I often overhear to my amusement, 2-leggeds comment upon the billion dollar "pet toys" industry in the United States.  Most 2-leggeds are surprised if not outright shocked by the "privileged" treatment of 4-leggeds in the 21st century.  "Dog accessorizing?!!" You got to be kidding!"  My response:  NOT accessories, but necessities!Fortunately my family, especially her, has firmly embraced the concept of necessities (over accessories) and proudly (and frequently) donates to the "dog toys" industry so it may continue to thrive; like a national health for pet necessities.  One might argue that from Day One, I, along with my 2-legged companions, have been "trained" to "need" play-things, toys, etc., so that it now has become a habit for her to shop constantly for items that would be "a delightful, entertaining, and dog-proof distraction" that is, of course, washable.  My earliest recollections of toyland begins with my Woobie; a green and white checkered stuffed dog that journeyed with me to my new home.  Most of this journey I don't recall, but Woobie, despite his tattered appearance, is forever burned into my memory.


She too remembers Woobie well:  the car ride home (with me in tears), the interstate back-up (with me crying and wimpering all the way), my single howl of anguish upon arriving at my crate (so she says), and her and I's first sleepless night together (he seems to have been conveniently absent).  She likes to bring Woobie (and my puppy-stage chew string) out to remind me (mostly herself) of those early days when I weighed under 15 lbs and was "cute as a button."  Those were the days in which I earned the nickname Danger Dog--the subtext of the meaning is still not all clear to me, but it is a catchy name.


As time passed, a cabinet drawer was no longer ample enough to store the collection of toys she gathered (he doesn't shop at all) allegedly for me.  A small 10 gallon plastic container with a lid (never used, as it was full from the moment of purchase) became the transitional storage area, on the way to a bigger (50 gallon) facility.

  
Like the previous one, this 50 gallon facility was not actually "tested" for size 
(not unlike the demilitarization facilities for Cold War chemical weapons based in the South Pacific and the west desert of Utah); so no lid, no matter how much she tried to stand on it, could contain the overflow of toys.

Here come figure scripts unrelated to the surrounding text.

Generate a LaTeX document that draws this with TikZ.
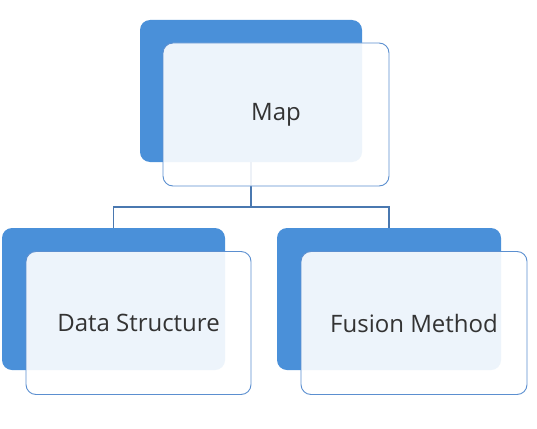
\documentclass[tikz,border=0pt]{standalone}
\usepackage{fontspec}
\setmainfont{Open Sans}
\definecolor{backblue}{HTML}{4A90D9}
\definecolor{edgeblue}{HTML}{5B8FD0}
\definecolor{linkblue}{HTML}{4A78B0}
\definecolor{txt}{HTML}{333333}
\begin{document}
\begin{tikzpicture}[x=1pt,y=-1pt,
  backbox/.style={fill=backblue,draw=none,rounded corners=10pt,minimum width=222pt,minimum height=142pt,inner sep=0pt},
  frontbox/.style={fill=white,fill opacity=0.9,text opacity=1,draw=edgeblue,line width=0.9pt,rounded corners=10pt,minimum width=226pt,minimum height=143pt,inner sep=0pt,text=txt,font=\fontsize{24}{28}\selectfont},
  link/.style={draw=linkblue,line width=1.4pt}]
\useasboundingbox (0,0) rectangle (537,428);
\fill[white] (0,0) rectangle (537,428);
% back boxes
\node[backbox] (mapb) at (251,91) {};
\node[backbox,minimum width=223pt] (dsb) at (113.5,299) {};
\node[backbox,minimum width=224pt] (fmb) at (389,299) {};
% connectors
\coordinate (j) at (251,207);
\draw[link] (mapb.south) -- (j);
\draw[link] (dsb.north) |- (j) -| (fmb.north);
% front boxes
\node[frontbox] (map) at (276,114.5) {Map};
\node[frontbox,minimum width=225pt] (ds) at (138.5,323) {Data Structure};
\node[frontbox] (fm) at (414,323) {Fusion Method};
\end{tikzpicture}
\end{document}
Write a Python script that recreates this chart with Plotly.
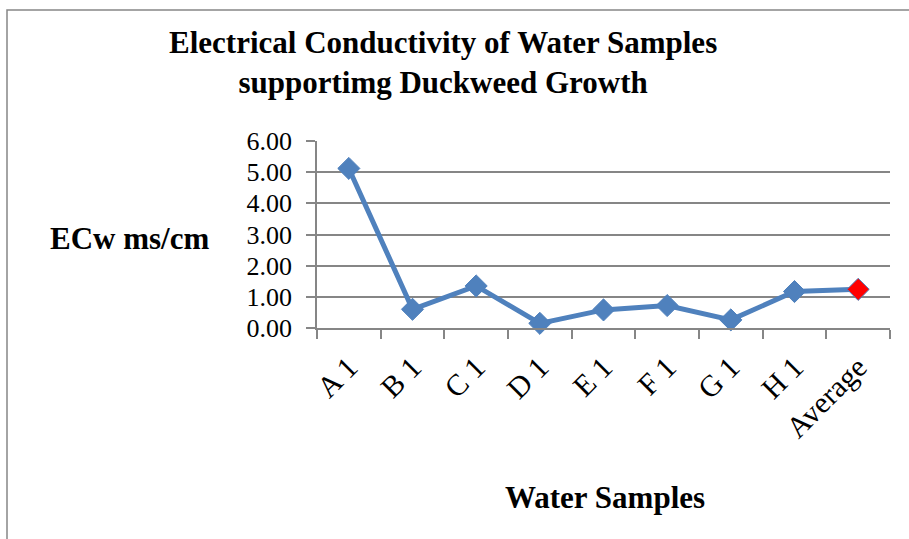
import plotly.graph_objects as go

samples = ["A 1", "B 1", "C 1", "D 1", "E 1", "F 1", "G 1", "H 1", "Average"]
ecw = [5.12, 0.60, 1.35, 0.15, 0.58, 0.72, 0.26, 1.17, 1.24]
marker_colors = ["#4F81BD"] * 8 + ["#FF0000"]
y_ticks = [0, 1, 2, 3, 4, 5, 6]
y_tick_text = ["0.00", "1.00", "2.00", "3.00", "4.00", "5.00", "6.00"]

FONT = "Liberation Serif, Times New Roman, serif"

L, R, T, B = 317, 890, 141, 328
W, H = R - L, B - T

fig = go.Figure()
fig.add_trace(go.Scatter(
    x=samples, y=ecw, mode="lines+markers",
    line=dict(color="#4F81BD", width=5),
    marker=dict(symbol="diamond", size=17, color=marker_colors,
                line=dict(color="#4F81BD", width=1)),
    showlegend=False, cliponaxis=False,
))

fig.update_layout(
    width=909, height=539,
    margin=dict(l=L, r=909 - R, t=T, b=539 - B),
    paper_bgcolor="white", plot_bgcolor="white",
    font=dict(family=FONT, color="black"),
    xaxis=dict(
        type="category", range=[-0.5, 8.5], tickson="boundaries",
        ticks="outside", ticklen=9, tickcolor="#868686", tickwidth=1.5,
        showline=True, linecolor="#868686", linewidth=1.5,
        showgrid=False, tickangle=-45, tickfont=dict(size=30, family=FONT),
        ticklabelstandoff=8,
    ),
    yaxis=dict(
        range=[0, 6], tickvals=y_ticks, ticktext=y_tick_text,
        ticks="outside", ticklen=9, tickcolor="#868686", tickwidth=1.5,
        showline=True, linecolor="#868686", linewidth=1.5,
        showgrid=True, gridcolor="#868686", gridwidth=1.5,
        zeroline=False, tickfont=dict(size=26, family=FONT),
        ticklabelstandoff=9,
    ),
    shapes=[dict(type="rect", xref="paper", yref="paper",
                 x0=(7 - L) / W, x1=1.2, y0=-1.5, y1=(B - 10) / H,
                 line=dict(color="#868686", width=1.5), layer="below")],
    annotations=[
        dict(text="<b>Electrical Conductivity of Water Samples<br>supportimg Duckweed Growth</b>",
             xref="paper", yref="paper", x=(443 - L) / W, y=(B - 62) / H,
             xanchor="center", yanchor="middle", showarrow=False,
             font=dict(size=31, family=FONT)),
        dict(text="<b>ECw ms/cm</b>", xref="paper", yref="paper",
             x=(129 - L) / W, y=(B - 238) / H,
             xanchor="center", yanchor="middle", showarrow=False,
             font=dict(size=31, family=FONT)),
        dict(text="<b>Water Samples</b>", xref="paper", yref="paper",
             x=(605 - L) / W, y=(B - 497) / H,
             xanchor="center", yanchor="middle", showarrow=False,
             font=dict(size=31, family=FONT)),
    ],
)

fig.write_html("out.html")
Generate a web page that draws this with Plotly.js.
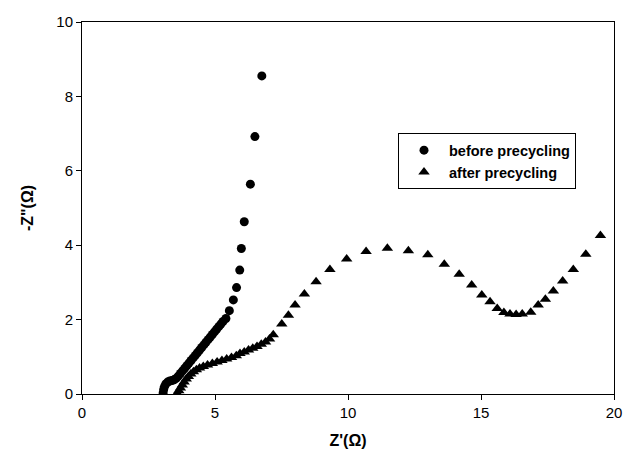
<!DOCTYPE html>
<html>
<head>
<meta charset="utf-8">
<script src="https://cdn.plot.ly/plotly-3.0.1.min.js"></script>
<style>html,body{margin:0;padding:0;background:#fff;}#chart{width:626px;height:466px;}</style>
</head>
<body>
<div id="chart"></div>
<script>
// before precycling: Z' and -Z''
const beforeX = [3.05, 3.07, 3.10, 3.15, 3.22, 3.30, 3.38, 3.46, 3.54, 3.62, 3.70, 3.78, 3.86, 3.94, 4.02, 4.10, 4.18, 4.26, 4.34, 4.42, 4.50, 4.58, 4.66, 4.74, 4.82, 4.90, 4.98, 5.06, 5.14, 5.22, 5.30, 5.41, 5.54, 5.69, 5.81, 5.93, 5.99, 6.10, 6.33, 6.50, 6.76];
const beforeY = [0.03, 0.12, 0.20, 0.27, 0.32, 0.35, 0.36, 0.38, 0.42, 0.48, 0.55, 0.62, 0.69, 0.76, 0.83, 0.90, 0.97, 1.04, 1.11, 1.18, 1.25, 1.32, 1.39, 1.46, 1.53, 1.60, 1.67, 1.74, 1.81, 1.88, 1.95, 2.03, 2.24, 2.53, 2.86, 3.33, 3.91, 4.63, 5.64, 6.92, 8.55];
// after precycling
const afterX = [3.58, 3.64, 3.70, 3.77, 3.84, 3.92, 4.00, 4.09, 4.19, 4.30, 4.42, 4.56, 4.72, 4.90, 5.08, 5.26, 5.44, 5.62, 5.80, 5.94, 6.10, 6.26, 6.42, 6.58, 6.74, 6.90, 7.05, 7.19, 7.51, 7.76, 8.01, 8.36, 8.80, 9.32, 9.95, 10.68, 11.48, 12.27, 13.00, 13.62, 14.18, 14.65, 15.03, 15.34, 15.61, 15.86, 16.09, 16.32, 16.55, 16.87, 17.15, 17.42, 17.72, 18.07, 18.47, 18.94, 19.49];
const afterY = [0.02, 0.09, 0.16, 0.24, 0.32, 0.40, 0.47, 0.54, 0.60, 0.65, 0.70, 0.74, 0.78, 0.82, 0.86, 0.90, 0.94, 0.98, 1.03, 1.09, 1.13, 1.18, 1.23, 1.28, 1.34, 1.40, 1.48, 1.59, 1.88, 2.12, 2.39, 2.69, 3.02, 3.35, 3.63, 3.83, 3.92, 3.85, 3.74, 3.49, 3.22, 2.93, 2.66, 2.48, 2.30, 2.19, 2.15, 2.14, 2.15, 2.20, 2.39, 2.55, 2.77, 3.04, 3.35, 3.76, 4.26];
const xTicks = [0, 5, 10, 15, 20];
const yTicks = [0, 2, 4, 6, 8, 10];

const traces = [
  {x: beforeX, y: beforeY, mode: 'markers', type: 'scatter', name: 'before precycling',
   marker: {symbol: 'circle', size: 9, color: '#000'}},
  {x: afterX, y: afterY, mode: 'markers', type: 'scatter', name: 'after precycling',
   marker: {symbol: 'triangle-up', size: 10, color: '#000'}}
];
const axisCommon = {
  showgrid: false, zeroline: false, showline: true, linecolor: '#000', linewidth: 1,
  mirror: true, ticks: 'outside', ticklen: 5, tickcolor: '#000',
  tickfont: {family: 'Liberation Sans, Arial, sans-serif', size: 15, color: '#000'}
};
const layout = {
  width: 626, height: 466,
  margin: {l: 82, r: 12, t: 22, b: 72},
  paper_bgcolor: '#fff', plot_bgcolor: '#fff',
  showlegend: true,
  legend: {x: 0.594, y: 0.701, xanchor: 'left', yanchor: 'top',
    bordercolor: '#000', borderwidth: 1, bgcolor: '#fff',
    font: {family: 'Liberation Sans, Arial, sans-serif', size: 14.5, color: '#000', weight: 'bold'},
    itemwidth: 40, tracegroupgap: 0},
  xaxis: Object.assign({}, axisCommon, {range: [0, 20], tickvals: xTicks,
    title: {text: "<b>Z'(Ω)</b>", font: {family: 'Liberation Sans, Arial, sans-serif', size: 16, color: '#000'}, standoff: 14}}),
  yaxis: Object.assign({}, axisCommon, {range: [0, 10], tickvals: yTicks,
    title: {text: '<b>-Z"(Ω)</b>', font: {family: 'Liberation Sans, Arial, sans-serif', size: 16, color: '#000'}, standoff: 18}})
};
Plotly.newPlot('chart', traces, layout, {displayModeBar: false, staticPlot: true});
</script>
</body>
</html>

Sometimes she and I conference about sorting through the mountain of "pet industry goods" to see if there are items that could be recycled to other dogs we know, or even (dare I admit this!) placed in the green treasure holding tank for the weekly pickup.  This always seems like a good plan; but there is a catch:  apparently she has become as attached (if not more) as I, to each of my toys.  So battered Woobie and the puppy-stage chew toy are kept "because they are from my puppy days;" the hard rubber bones (and there are many) I never particularly liked, are kept "just in case" I might suddenly (after years of neglect) become interested in them, or 4-legged visitors may come to play (I can count the number of such visits on one pad), or the even more hopeful


"another puppy joins our clan" (I like this last one, but he is adamantly opposed--this is an on-going discussion in our household despite the majority vote in favor, her and I).  

Perhaps the most curious decision is to keep items that have long been separated, like Bingo's Head and Body-decapitated in a tug-a-war after which his insides were hastily cleaned up and deposited in the green treasure chest.  


Bingo's head is now its own toy, living a disembodied life at the bottom of the 50 gallon box.  


So, in the end, it is not so much my desire to acquire or to hang on to the dog

 necessities gathered across time.  It 
is more about our remembrance of days filled with play gone by, more about her looking ahead to the time she and I part on earth, more about her deep love for me, and my deep love for her.  Besides, if I'm to be woman/man's best friend, there ought to be some tangible perks along the way.




2 comments:

Scott Abbott said...

the lap of luxury! you're one lucky dog.

Sam said...

I love the subtle attacks on "him". Dad, you better work on pleasing Blue a little more. I'd be worried if I were you. And what a killer stab at the nuclear facilities in Utah. It sounds like Blue has picked up some of Lyn's strong historical opinions.